▶
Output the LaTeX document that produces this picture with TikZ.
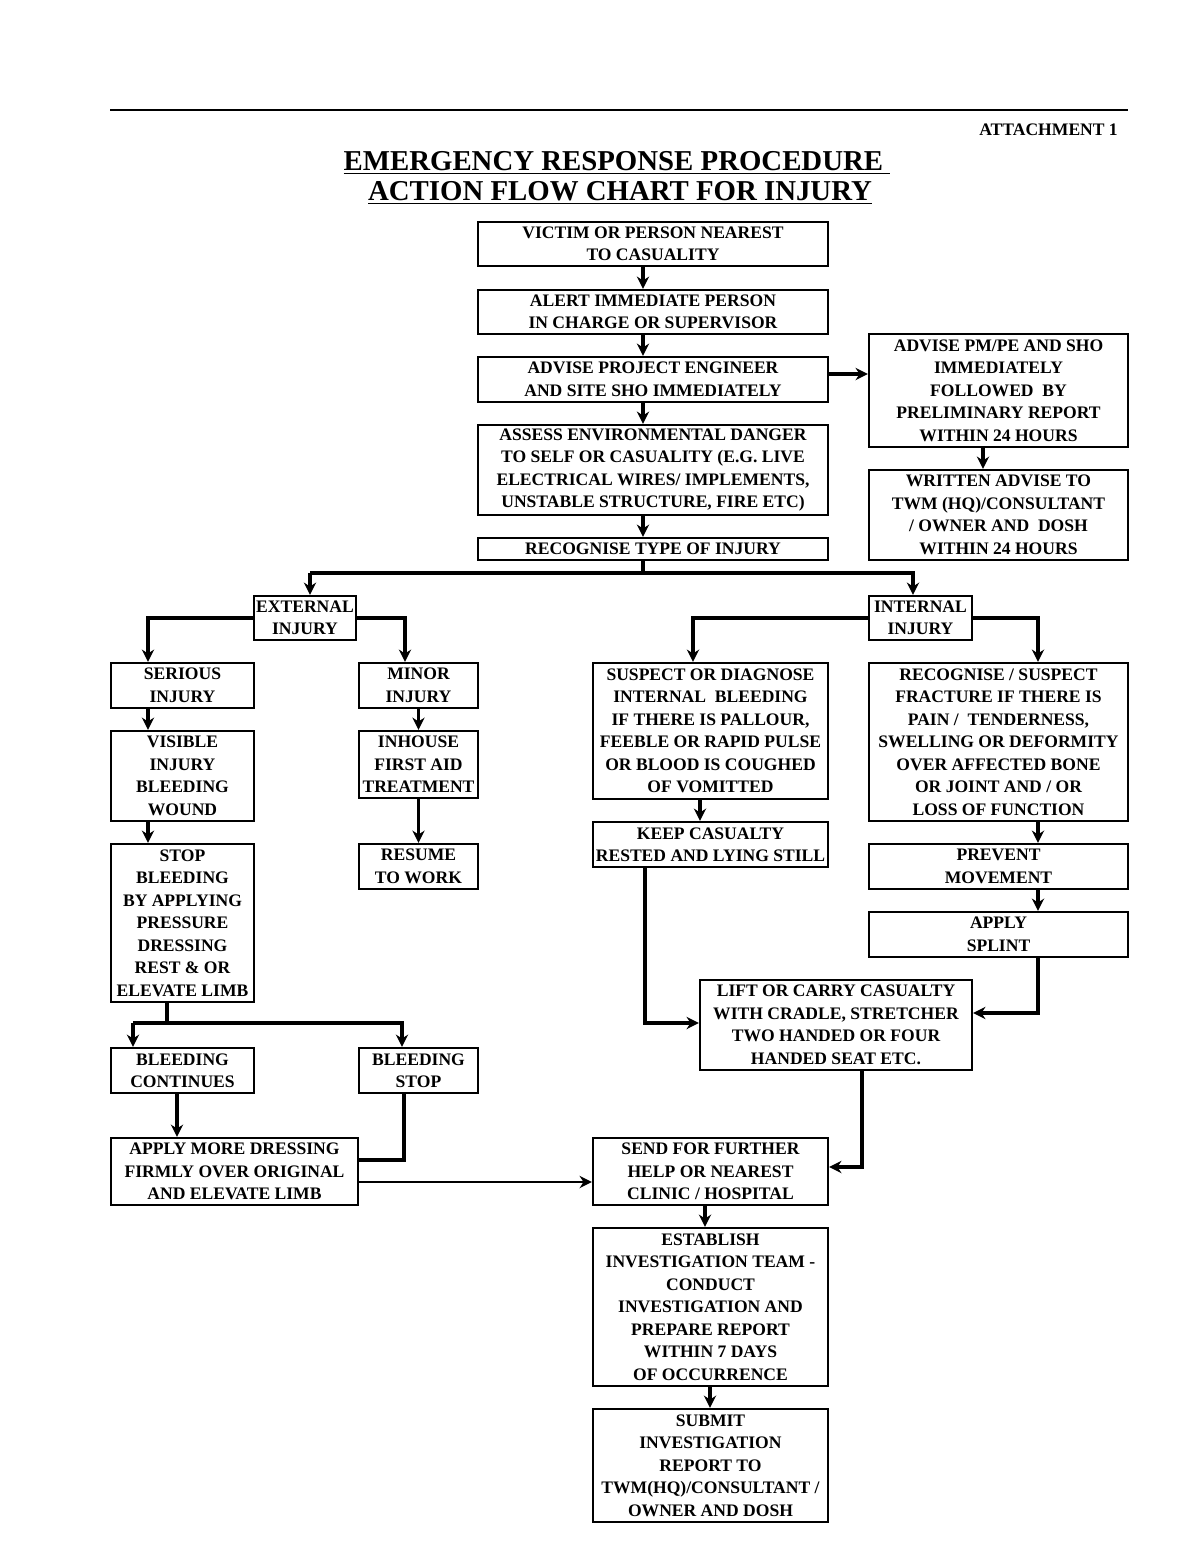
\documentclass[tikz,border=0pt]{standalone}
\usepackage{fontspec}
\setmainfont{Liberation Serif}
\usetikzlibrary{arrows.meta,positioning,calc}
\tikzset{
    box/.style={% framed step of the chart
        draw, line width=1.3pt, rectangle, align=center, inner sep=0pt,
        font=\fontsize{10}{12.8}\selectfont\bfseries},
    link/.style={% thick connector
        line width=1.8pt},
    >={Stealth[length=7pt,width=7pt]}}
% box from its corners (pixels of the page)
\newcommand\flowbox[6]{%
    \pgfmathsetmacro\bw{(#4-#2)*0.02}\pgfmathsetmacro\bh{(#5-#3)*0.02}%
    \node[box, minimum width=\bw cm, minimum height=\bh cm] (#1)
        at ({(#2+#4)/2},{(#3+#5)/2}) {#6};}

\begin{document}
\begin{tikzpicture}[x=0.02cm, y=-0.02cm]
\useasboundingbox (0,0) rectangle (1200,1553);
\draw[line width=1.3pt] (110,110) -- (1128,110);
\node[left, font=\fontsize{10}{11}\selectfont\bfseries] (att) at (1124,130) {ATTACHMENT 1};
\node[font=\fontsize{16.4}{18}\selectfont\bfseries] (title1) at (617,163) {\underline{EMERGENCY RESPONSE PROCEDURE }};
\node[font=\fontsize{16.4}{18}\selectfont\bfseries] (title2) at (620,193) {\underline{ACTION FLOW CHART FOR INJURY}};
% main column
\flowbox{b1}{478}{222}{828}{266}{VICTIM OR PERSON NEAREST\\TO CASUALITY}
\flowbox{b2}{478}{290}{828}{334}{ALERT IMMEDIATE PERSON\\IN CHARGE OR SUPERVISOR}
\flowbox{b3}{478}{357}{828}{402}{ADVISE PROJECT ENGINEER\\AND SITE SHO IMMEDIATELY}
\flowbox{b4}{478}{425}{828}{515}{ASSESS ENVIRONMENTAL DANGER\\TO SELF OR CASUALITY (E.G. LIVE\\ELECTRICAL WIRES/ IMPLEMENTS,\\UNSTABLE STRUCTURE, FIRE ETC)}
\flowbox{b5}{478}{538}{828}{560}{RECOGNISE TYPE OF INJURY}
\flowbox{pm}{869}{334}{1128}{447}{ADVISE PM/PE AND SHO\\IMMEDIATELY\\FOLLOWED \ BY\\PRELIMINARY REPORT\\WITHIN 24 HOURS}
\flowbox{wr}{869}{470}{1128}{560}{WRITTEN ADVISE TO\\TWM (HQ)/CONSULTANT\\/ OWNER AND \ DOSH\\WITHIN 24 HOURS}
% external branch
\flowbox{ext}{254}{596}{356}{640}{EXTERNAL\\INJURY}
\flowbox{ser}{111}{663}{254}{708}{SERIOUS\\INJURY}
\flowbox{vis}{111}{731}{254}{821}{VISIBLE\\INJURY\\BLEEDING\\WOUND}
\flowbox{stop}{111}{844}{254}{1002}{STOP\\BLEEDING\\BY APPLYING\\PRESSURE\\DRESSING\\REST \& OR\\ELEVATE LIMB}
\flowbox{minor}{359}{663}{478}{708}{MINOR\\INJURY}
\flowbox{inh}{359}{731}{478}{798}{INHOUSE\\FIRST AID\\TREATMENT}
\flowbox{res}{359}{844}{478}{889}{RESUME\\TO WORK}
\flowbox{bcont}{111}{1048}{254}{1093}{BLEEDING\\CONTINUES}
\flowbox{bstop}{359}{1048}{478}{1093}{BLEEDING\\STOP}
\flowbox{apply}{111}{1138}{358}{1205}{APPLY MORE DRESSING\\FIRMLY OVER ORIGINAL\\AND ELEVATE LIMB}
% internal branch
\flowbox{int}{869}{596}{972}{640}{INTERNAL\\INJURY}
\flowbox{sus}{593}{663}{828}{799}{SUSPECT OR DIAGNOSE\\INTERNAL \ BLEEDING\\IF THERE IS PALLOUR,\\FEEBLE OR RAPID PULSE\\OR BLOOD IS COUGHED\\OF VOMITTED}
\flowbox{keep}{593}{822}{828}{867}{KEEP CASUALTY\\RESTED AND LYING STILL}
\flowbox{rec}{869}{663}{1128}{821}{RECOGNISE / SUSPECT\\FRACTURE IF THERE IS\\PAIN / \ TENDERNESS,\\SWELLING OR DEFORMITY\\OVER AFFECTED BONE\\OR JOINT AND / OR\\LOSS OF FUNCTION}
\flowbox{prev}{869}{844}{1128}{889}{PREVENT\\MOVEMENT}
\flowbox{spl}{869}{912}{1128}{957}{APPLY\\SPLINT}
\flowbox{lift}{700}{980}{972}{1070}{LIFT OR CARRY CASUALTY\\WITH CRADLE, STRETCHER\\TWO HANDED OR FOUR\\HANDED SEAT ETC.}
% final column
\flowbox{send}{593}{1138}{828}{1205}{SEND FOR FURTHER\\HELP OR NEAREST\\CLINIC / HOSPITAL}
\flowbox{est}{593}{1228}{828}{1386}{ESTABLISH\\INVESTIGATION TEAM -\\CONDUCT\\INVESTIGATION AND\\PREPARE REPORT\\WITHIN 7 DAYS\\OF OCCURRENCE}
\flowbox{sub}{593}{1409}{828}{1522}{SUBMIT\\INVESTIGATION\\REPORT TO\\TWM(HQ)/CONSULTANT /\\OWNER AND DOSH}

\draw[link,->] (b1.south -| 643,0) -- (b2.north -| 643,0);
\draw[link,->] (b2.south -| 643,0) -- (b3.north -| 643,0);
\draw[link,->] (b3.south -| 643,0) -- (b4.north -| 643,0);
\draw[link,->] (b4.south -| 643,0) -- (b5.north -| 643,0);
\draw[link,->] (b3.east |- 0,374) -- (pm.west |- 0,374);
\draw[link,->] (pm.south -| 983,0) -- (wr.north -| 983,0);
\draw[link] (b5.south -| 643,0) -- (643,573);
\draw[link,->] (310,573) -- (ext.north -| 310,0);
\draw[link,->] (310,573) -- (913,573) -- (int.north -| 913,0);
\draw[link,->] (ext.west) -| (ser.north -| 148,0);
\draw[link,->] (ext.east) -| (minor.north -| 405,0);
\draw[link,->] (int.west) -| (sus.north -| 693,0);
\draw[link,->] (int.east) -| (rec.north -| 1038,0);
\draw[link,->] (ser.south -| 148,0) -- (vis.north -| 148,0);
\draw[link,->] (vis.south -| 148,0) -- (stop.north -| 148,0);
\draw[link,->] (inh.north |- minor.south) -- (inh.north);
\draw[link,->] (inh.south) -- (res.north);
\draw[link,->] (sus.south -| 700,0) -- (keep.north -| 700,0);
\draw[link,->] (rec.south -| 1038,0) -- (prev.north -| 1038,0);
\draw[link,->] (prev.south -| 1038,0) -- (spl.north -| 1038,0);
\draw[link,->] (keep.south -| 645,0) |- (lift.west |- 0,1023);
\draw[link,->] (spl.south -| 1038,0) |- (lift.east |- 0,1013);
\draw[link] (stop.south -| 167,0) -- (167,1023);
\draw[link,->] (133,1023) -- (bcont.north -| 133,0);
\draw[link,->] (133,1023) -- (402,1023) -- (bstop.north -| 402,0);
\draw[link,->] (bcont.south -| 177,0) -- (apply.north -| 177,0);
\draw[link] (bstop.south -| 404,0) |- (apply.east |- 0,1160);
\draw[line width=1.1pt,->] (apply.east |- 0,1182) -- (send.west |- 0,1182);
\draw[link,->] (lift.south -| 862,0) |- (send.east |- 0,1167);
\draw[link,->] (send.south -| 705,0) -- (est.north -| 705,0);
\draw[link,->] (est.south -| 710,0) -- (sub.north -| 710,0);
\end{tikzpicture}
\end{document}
◀
What you are asked to do:
Copy all the lines of data exactly as they appear, dropping any images.

Result below:
Output the LaTeX document that produces this picture with TikZ.
\documentclass[tikz,border=0pt]{standalone}
\usepackage{fontspec}
\setmainfont{Liberation Serif}
\usetikzlibrary{arrows.meta,positioning,calc}
\tikzset{
    box/.style={% framed step of the chart
        draw, line width=1.3pt, rectangle, align=center, inner sep=0pt,
        font=\fontsize{10}{12.8}\selectfont\bfseries},
    link/.style={% thick connector
        line width=1.8pt},
    >={Stealth[length=7pt,width=7pt]}}
% box from its corners (pixels of the page)
\newcommand\flowbox[6]{%
    \pgfmathsetmacro\bw{(#4-#2)*0.02}\pgfmathsetmacro\bh{(#5-#3)*0.02}%
    \node[box, minimum width=\bw cm, minimum height=\bh cm] (#1)
        at ({(#2+#4)/2},{(#3+#5)/2}) {#6};}

\begin{document}
\begin{tikzpicture}[x=0.02cm, y=-0.02cm]
\useasboundingbox (0,0) rectangle (1200,1553);
\draw[line width=1.3pt] (110,110) -- (1128,110);
\node[left, font=\fontsize{10}{11}\selectfont\bfseries] (att) at (1124,130) {ATTACHMENT 1};
\node[font=\fontsize{16.4}{18}\selectfont\bfseries] (title1) at (617,163) {\underline{EMERGENCY RESPONSE PROCEDURE }};
\node[font=\fontsize{16.4}{18}\selectfont\bfseries] (title2) at (620,193) {\underline{ACTION FLOW CHART FOR INJURY}};
% main column
\flowbox{b1}{478}{222}{828}{266}{VICTIM OR PERSON NEAREST\\TO CASUALITY}
\flowbox{b2}{478}{290}{828}{334}{ALERT IMMEDIATE PERSON\\IN CHARGE OR SUPERVISOR}
\flowbox{b3}{478}{357}{828}{402}{ADVISE PROJECT ENGINEER\\AND SITE SHO IMMEDIATELY}
\flowbox{b4}{478}{425}{828}{515}{ASSESS ENVIRONMENTAL DANGER\\TO SELF OR CASUALITY (E.G. LIVE\\ELECTRICAL WIRES/ IMPLEMENTS,\\UNSTABLE STRUCTURE, FIRE ETC)}
\flowbox{b5}{478}{538}{828}{560}{RECOGNISE TYPE OF INJURY}
\flowbox{pm}{869}{334}{1128}{447}{ADVISE PM/PE AND SHO\\IMMEDIATELY\\FOLLOWED \ BY\\PRELIMINARY REPORT\\WITHIN 24 HOURS}
\flowbox{wr}{869}{470}{1128}{560}{WRITTEN ADVISE TO\\TWM (HQ)/CONSULTANT\\/ OWNER AND \ DOSH\\WITHIN 24 HOURS}
% external branch
\flowbox{ext}{254}{596}{356}{640}{EXTERNAL\\INJURY}
\flowbox{ser}{111}{663}{254}{708}{SERIOUS\\INJURY}
\flowbox{vis}{111}{731}{254}{821}{VISIBLE\\INJURY\\BLEEDING\\WOUND}
\flowbox{stop}{111}{844}{254}{1002}{STOP\\BLEEDING\\BY APPLYING\\PRESSURE\\DRESSING\\REST \& OR\\ELEVATE LIMB}
\flowbox{minor}{359}{663}{478}{708}{MINOR\\INJURY}
\flowbox{inh}{359}{731}{478}{798}{INHOUSE\\FIRST AID\\TREATMENT}
\flowbox{res}{359}{844}{478}{889}{RESUME\\TO WORK}
\flowbox{bcont}{111}{1048}{254}{1093}{BLEEDING\\CONTINUES}
\flowbox{bstop}{359}{1048}{478}{1093}{BLEEDING\\STOP}
\flowbox{apply}{111}{1138}{358}{1205}{APPLY MORE DRESSING\\FIRMLY OVER ORIGINAL\\AND ELEVATE LIMB}
% internal branch
\flowbox{int}{869}{596}{972}{640}{INTERNAL\\INJURY}
\flowbox{sus}{593}{663}{828}{799}{SUSPECT OR DIAGNOSE\\INTERNAL \ BLEEDING\\IF THERE IS PALLOUR,\\FEEBLE OR RAPID PULSE\\OR BLOOD IS COUGHED\\OF VOMITTED}
\flowbox{keep}{593}{822}{828}{867}{KEEP CASUALTY\\RESTED AND LYING STILL}
\flowbox{rec}{869}{663}{1128}{821}{RECOGNISE / SUSPECT\\FRACTURE IF THERE IS\\PAIN / \ TENDERNESS,\\SWELLING OR DEFORMITY\\OVER AFFECTED BONE\\OR JOINT AND / OR\\LOSS OF FUNCTION}
\flowbox{prev}{869}{844}{1128}{889}{PREVENT\\MOVEMENT}
\flowbox{spl}{869}{912}{1128}{957}{APPLY\\SPLINT}
\flowbox{lift}{700}{980}{972}{1070}{LIFT OR CARRY CASUALTY\\WITH CRADLE, STRETCHER\\TWO HANDED OR FOUR\\HANDED SEAT ETC.}
% final column
\flowbox{send}{593}{1138}{828}{1205}{SEND FOR FURTHER\\HELP OR NEAREST\\CLINIC / HOSPITAL}
\flowbox{est}{593}{1228}{828}{1386}{ESTABLISH\\INVESTIGATION TEAM -\\CONDUCT\\INVESTIGATION AND\\PREPARE REPORT\\WITHIN 7 DAYS\\OF OCCURRENCE}
\flowbox{sub}{593}{1409}{828}{1522}{SUBMIT\\INVESTIGATION\\REPORT TO\\TWM(HQ)/CONSULTANT /\\OWNER AND DOSH}

\draw[link,->] (b1.south -| 643,0) -- (b2.north -| 643,0);
\draw[link,->] (b2.south -| 643,0) -- (b3.north -| 643,0);
\draw[link,->] (b3.south -| 643,0) -- (b4.north -| 643,0);
\draw[link,->] (b4.south -| 643,0) -- (b5.north -| 643,0);
\draw[link,->] (b3.east |- 0,374) -- (pm.west |- 0,374);
\draw[link,->] (pm.south -| 983,0) -- (wr.north -| 983,0);
\draw[link] (b5.south -| 643,0) -- (643,573);
\draw[link,->] (310,573) -- (ext.north -| 310,0);
\draw[link,->] (310,573) -- (913,573) -- (int.north -| 913,0);
\draw[link,->] (ext.west) -| (ser.north -| 148,0);
\draw[link,->] (ext.east) -| (minor.north -| 405,0);
\draw[link,->] (int.west) -| (sus.north -| 693,0);
\draw[link,->] (int.east) -| (rec.north -| 1038,0);
\draw[link,->] (ser.south -| 148,0) -- (vis.north -| 148,0);
\draw[link,->] (vis.south -| 148,0) -- (stop.north -| 148,0);
\draw[link,->] (inh.north |- minor.south) -- (inh.north);
\draw[link,->] (inh.south) -- (res.north);
\draw[link,->] (sus.south -| 700,0) -- (keep.north -| 700,0);
\draw[link,->] (rec.south -| 1038,0) -- (prev.north -| 1038,0);
\draw[link,->] (prev.south -| 1038,0) -- (spl.north -| 1038,0);
\draw[link,->] (keep.south -| 645,0) |- (lift.west |- 0,1023);
\draw[link,->] (spl.south -| 1038,0) |- (lift.east |- 0,1013);
\draw[link] (stop.south -| 167,0) -- (167,1023);
\draw[link,->] (133,1023) -- (bcont.north -| 133,0);
\draw[link,->] (133,1023) -- (402,1023) -- (bstop.north -| 402,0);
\draw[link,->] (bcont.south -| 177,0) -- (apply.north -| 177,0);
\draw[link] (bstop.south -| 404,0) |- (apply.east |- 0,1160);
\draw[line width=1.1pt,->] (apply.east |- 0,1182) -- (send.west |- 0,1182);
\draw[link,->] (lift.south -| 862,0) |- (send.east |- 0,1167);
\draw[link,->] (send.south -| 705,0) -- (est.north -| 705,0);
\draw[link,->] (est.south -| 710,0) -- (sub.north -| 710,0);
\end{tikzpicture}
\end{document}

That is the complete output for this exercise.